◆ **Task prompt**
Work out how many lines hold "that". Give the number and nothing else.

◆ **Data section**
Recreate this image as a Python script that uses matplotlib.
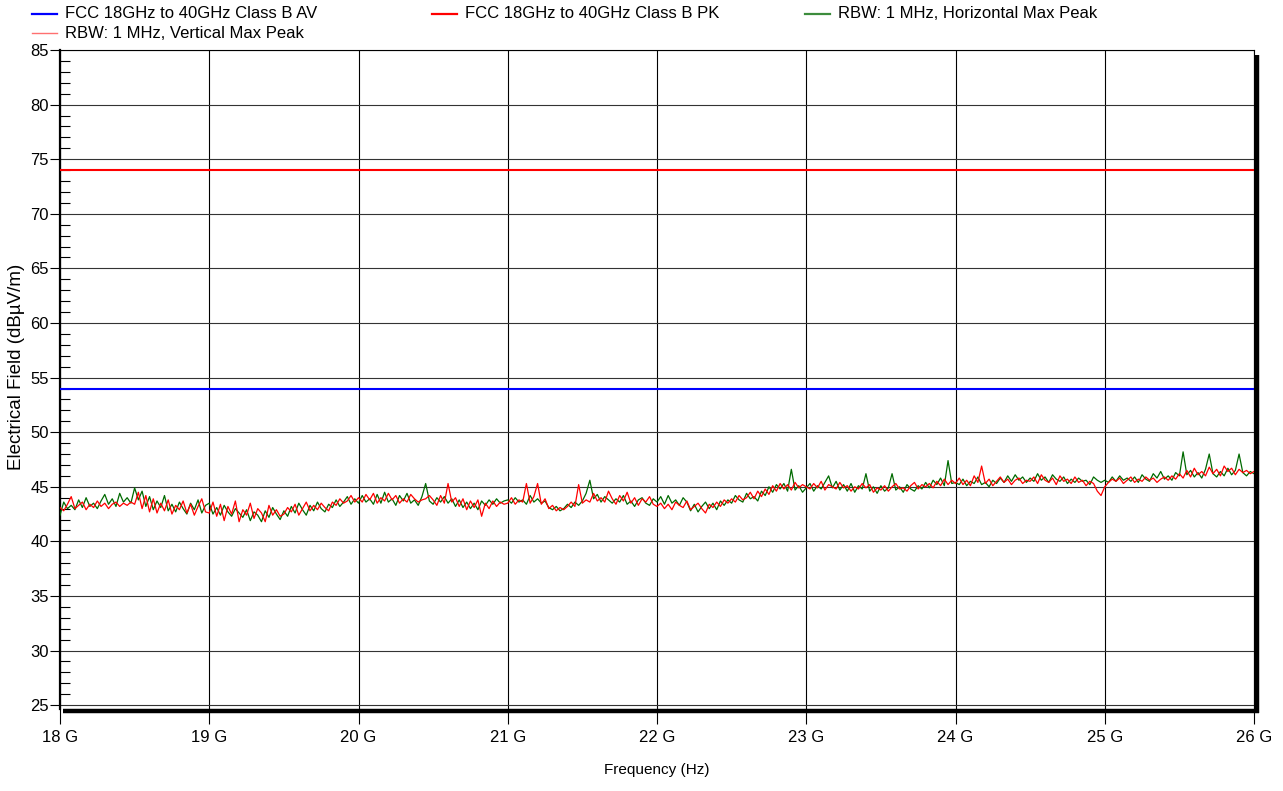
==
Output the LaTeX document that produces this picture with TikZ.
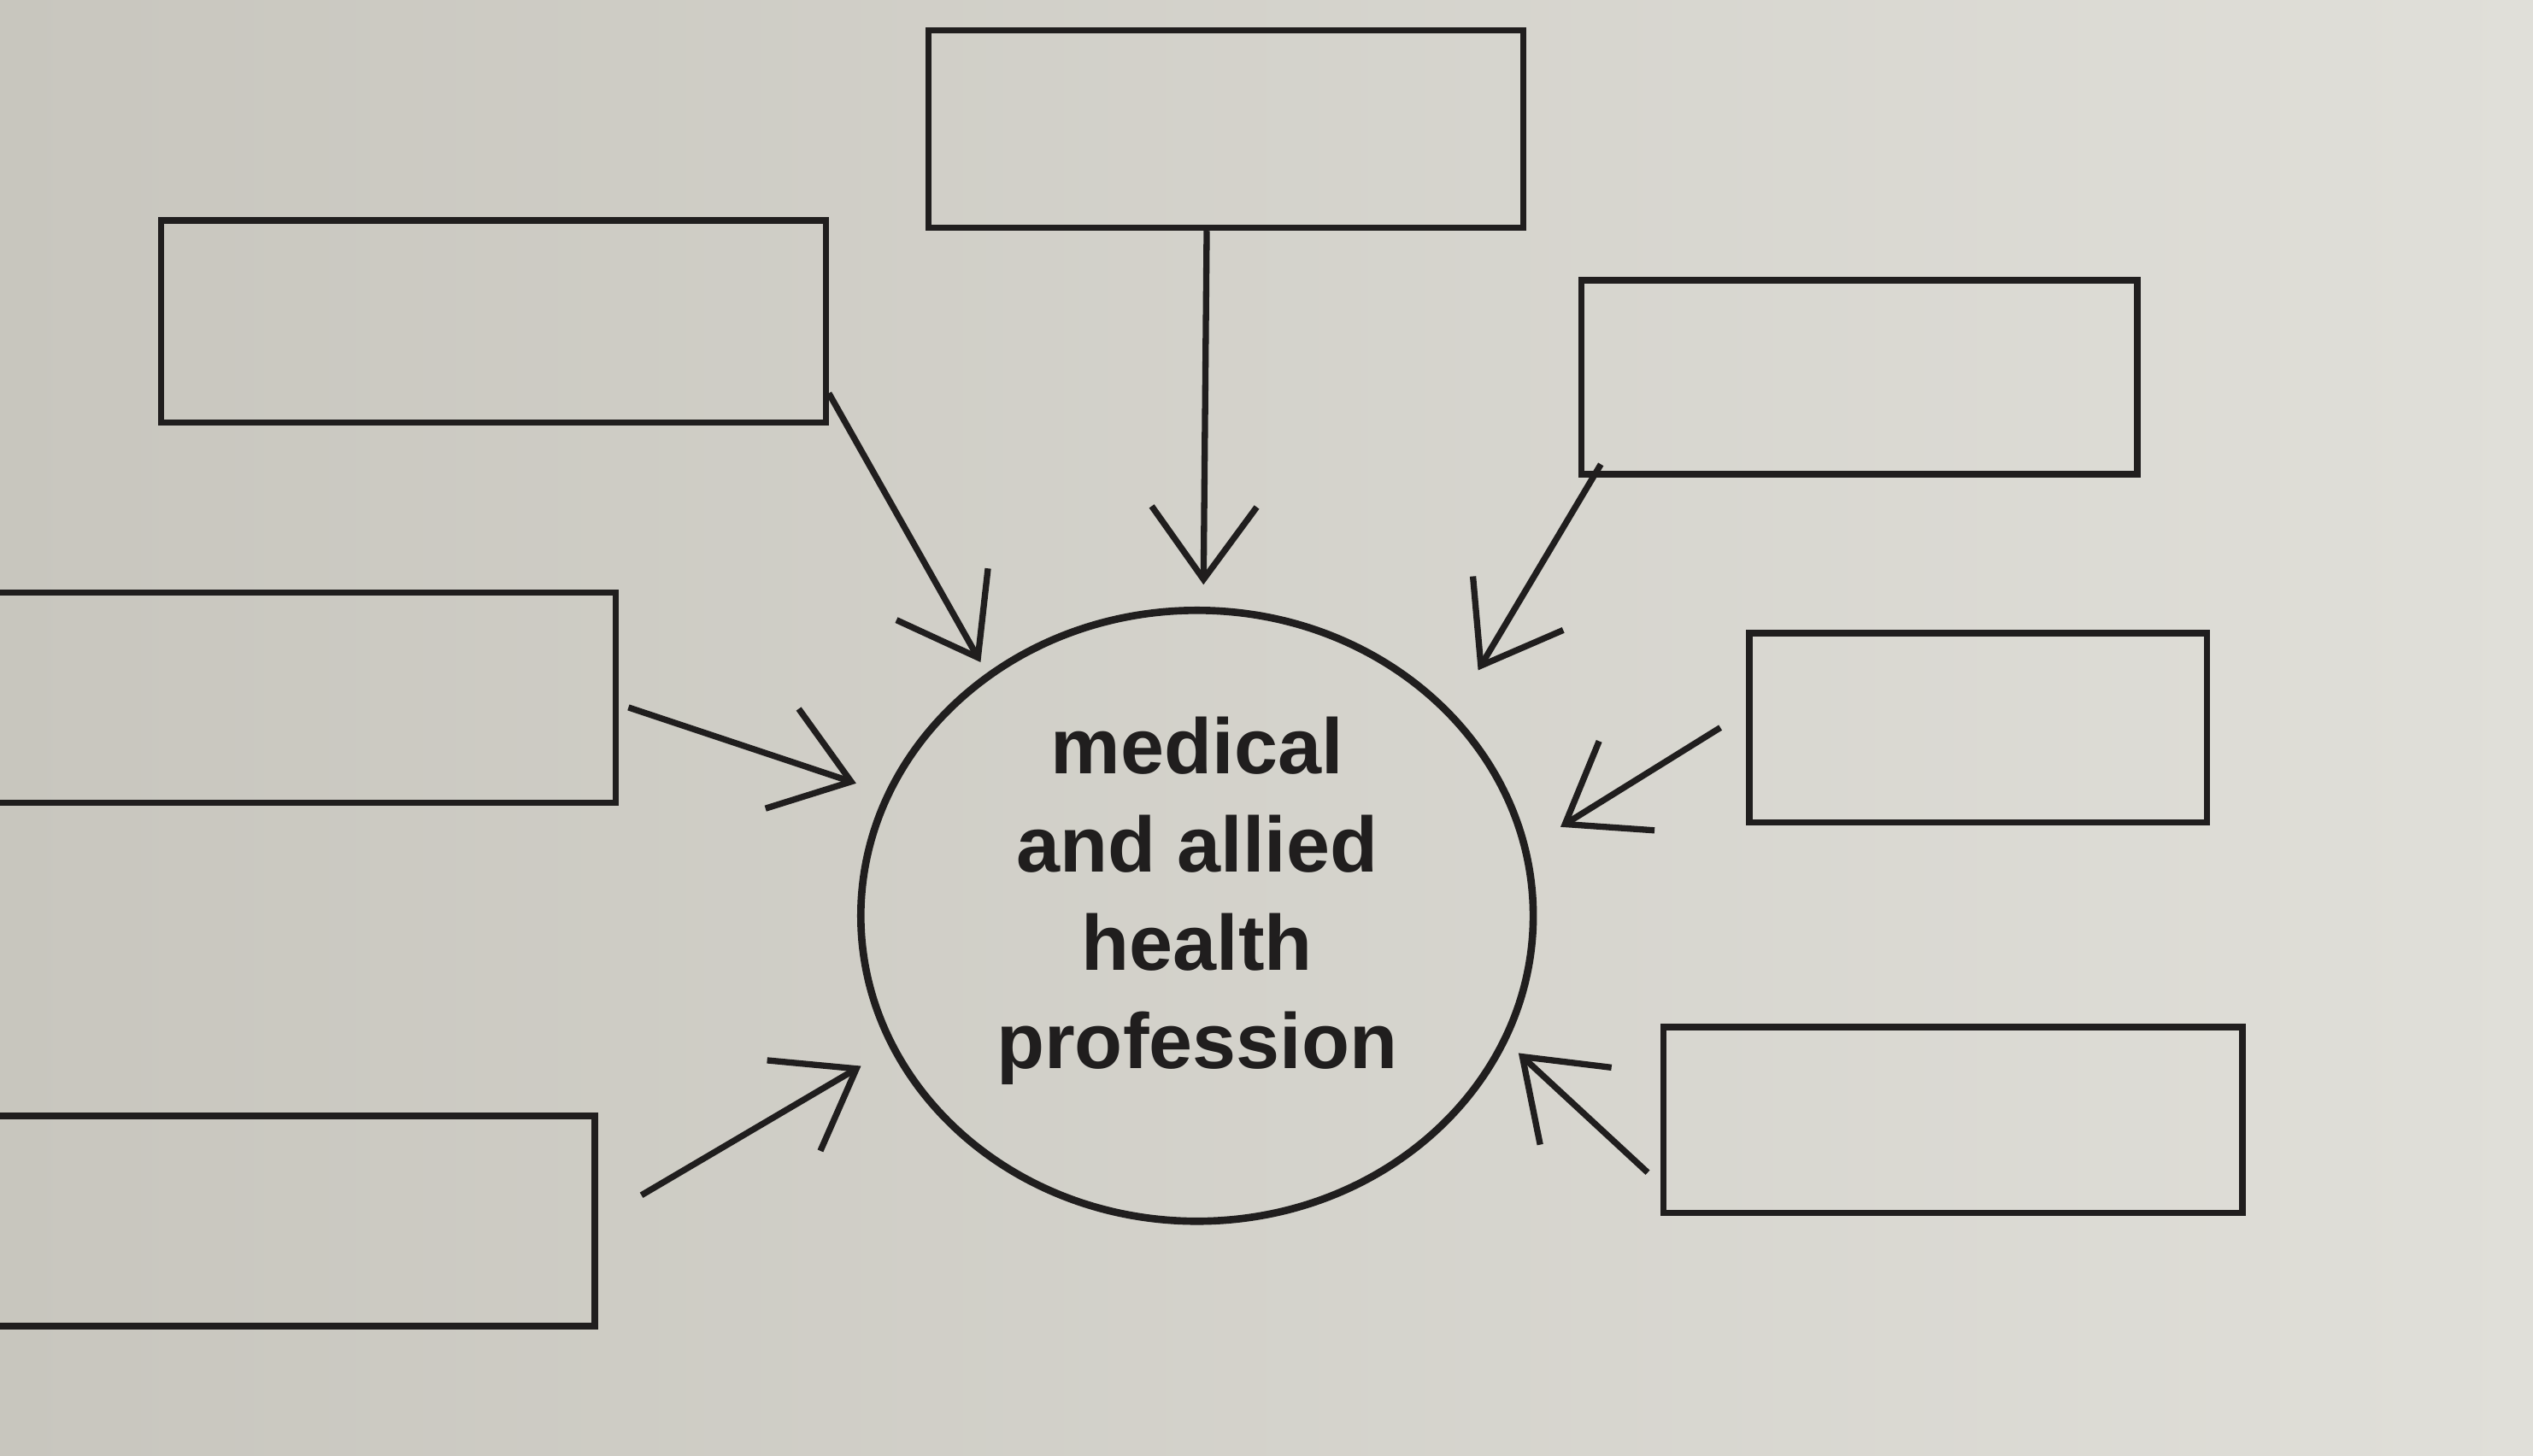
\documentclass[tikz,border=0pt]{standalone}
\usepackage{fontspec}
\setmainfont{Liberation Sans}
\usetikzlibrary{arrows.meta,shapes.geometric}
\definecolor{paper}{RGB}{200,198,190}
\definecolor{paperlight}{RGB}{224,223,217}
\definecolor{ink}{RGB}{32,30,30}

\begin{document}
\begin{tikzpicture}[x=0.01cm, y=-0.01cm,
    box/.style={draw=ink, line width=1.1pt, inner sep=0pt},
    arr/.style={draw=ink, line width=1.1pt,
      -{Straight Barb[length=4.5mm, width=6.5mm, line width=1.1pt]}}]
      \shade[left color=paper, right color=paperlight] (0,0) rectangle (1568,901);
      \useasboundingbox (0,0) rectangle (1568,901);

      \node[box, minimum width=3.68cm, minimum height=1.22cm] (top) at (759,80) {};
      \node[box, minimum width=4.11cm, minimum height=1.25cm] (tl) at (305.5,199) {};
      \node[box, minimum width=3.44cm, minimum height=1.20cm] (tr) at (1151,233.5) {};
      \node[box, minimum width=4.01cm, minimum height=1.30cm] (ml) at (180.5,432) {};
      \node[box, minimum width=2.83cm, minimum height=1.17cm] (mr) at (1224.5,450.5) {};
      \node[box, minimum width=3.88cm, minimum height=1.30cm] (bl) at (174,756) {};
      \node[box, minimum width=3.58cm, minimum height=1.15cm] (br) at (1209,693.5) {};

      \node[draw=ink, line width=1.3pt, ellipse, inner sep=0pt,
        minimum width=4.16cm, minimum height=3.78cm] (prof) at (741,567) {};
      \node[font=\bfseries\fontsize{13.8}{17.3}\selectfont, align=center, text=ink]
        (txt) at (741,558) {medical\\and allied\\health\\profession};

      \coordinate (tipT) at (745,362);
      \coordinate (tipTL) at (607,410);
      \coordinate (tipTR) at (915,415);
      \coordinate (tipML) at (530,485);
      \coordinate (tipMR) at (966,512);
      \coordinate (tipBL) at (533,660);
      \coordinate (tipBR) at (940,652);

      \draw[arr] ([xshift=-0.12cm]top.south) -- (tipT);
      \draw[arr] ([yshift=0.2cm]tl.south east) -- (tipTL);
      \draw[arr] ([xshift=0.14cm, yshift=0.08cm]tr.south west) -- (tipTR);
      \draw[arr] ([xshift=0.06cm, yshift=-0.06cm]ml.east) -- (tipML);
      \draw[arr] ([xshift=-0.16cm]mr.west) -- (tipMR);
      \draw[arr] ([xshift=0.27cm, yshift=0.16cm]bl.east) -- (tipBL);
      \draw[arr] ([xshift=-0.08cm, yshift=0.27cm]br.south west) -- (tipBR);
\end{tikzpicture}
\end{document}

◆ **Solution below**
2